Apple won't make that same mistake again with the all-new Mac Pro, which will arrive in 2019. “We want to be transparent and communicate openly with our pro community so we want them to know that the Mac Pro is a 2019 product. It’s not something for this year,” Tom Boger, Apple senior director for Mac hardware product marketing, in an interview with. “In addition to transparency for pro customers on an individual basis, there’s also a larger fiscal reasoning behind it.”
Apple previously said that the professional workstation would arrive in 2018.
The wait for the Mac Pro has been agonizing for some, but the company was at least able to appease a significant segment of its professional users with the release of the iMac Pro in 2017. That machine has a 27.5-inch 5K display and is configurable with AMD Radeon Pro Vega GPUs, up to an 18-core Intel Xeon W processor, up to 128GB DDR4-2666 memory, and up to a 4TB SSD.

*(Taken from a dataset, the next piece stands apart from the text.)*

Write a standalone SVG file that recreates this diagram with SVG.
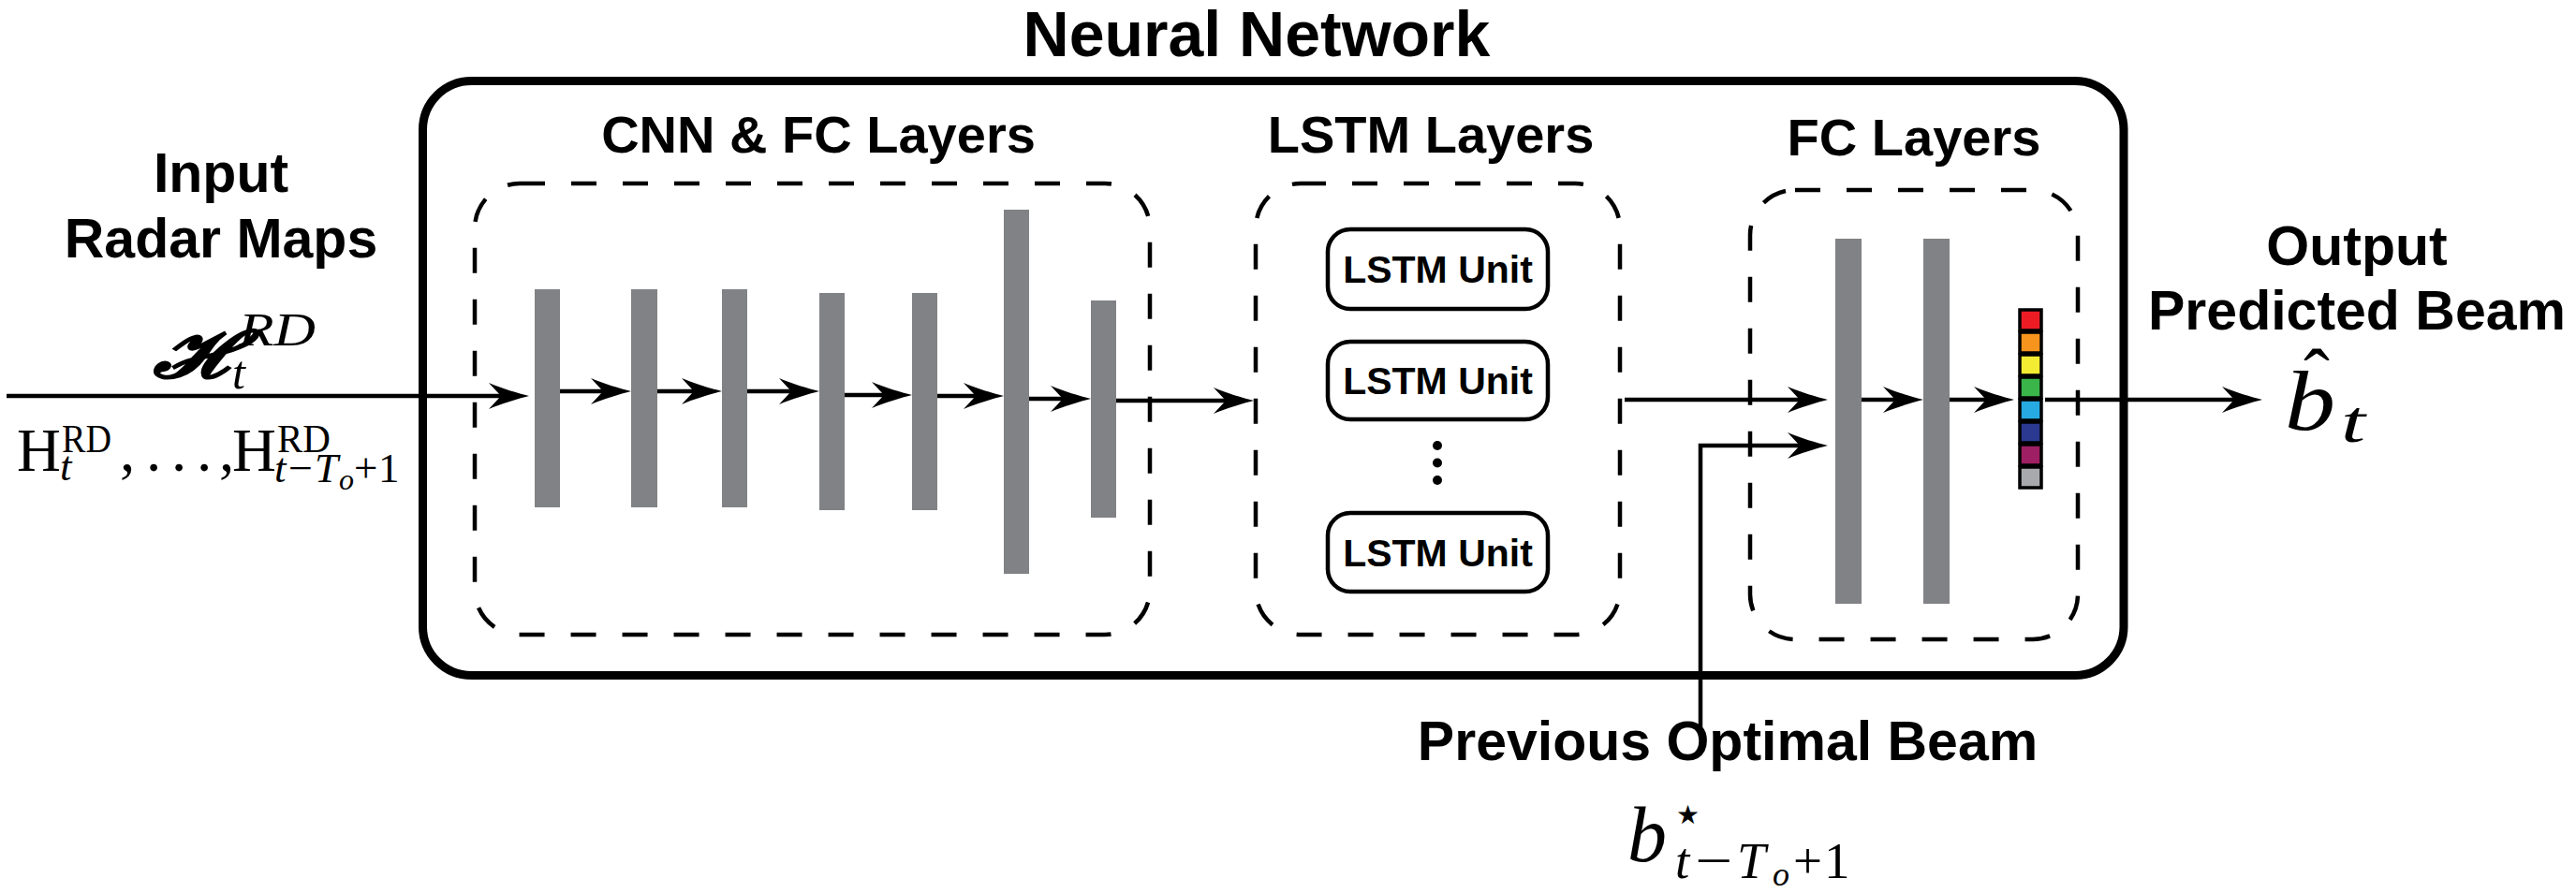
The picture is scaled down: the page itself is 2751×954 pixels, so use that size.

It's widely expected that the Mac Pro, with its [presumed] more generous thermal tolerances will be able to accommodate even beefier hardware including multiple processors to handle more demanding workloads.
“We’re getting a much deeper understanding of our pro customers and their workflows and really understanding not only where the state of the art is today but where the state of the art is going," added Boger. "And all of that is really informing the work that we’re doing on the Mac Pro and we’re working really hard on it.”
With all the talk about Apple's [rumored] intention to dump Intel processors for its future computing products, it may not be completely out of picture for the Mac Pro to be powered by Apple-designed ARM processors. Stranger things have happened, but it's an interesting idea to entertain when it comes to Apple's hardware future.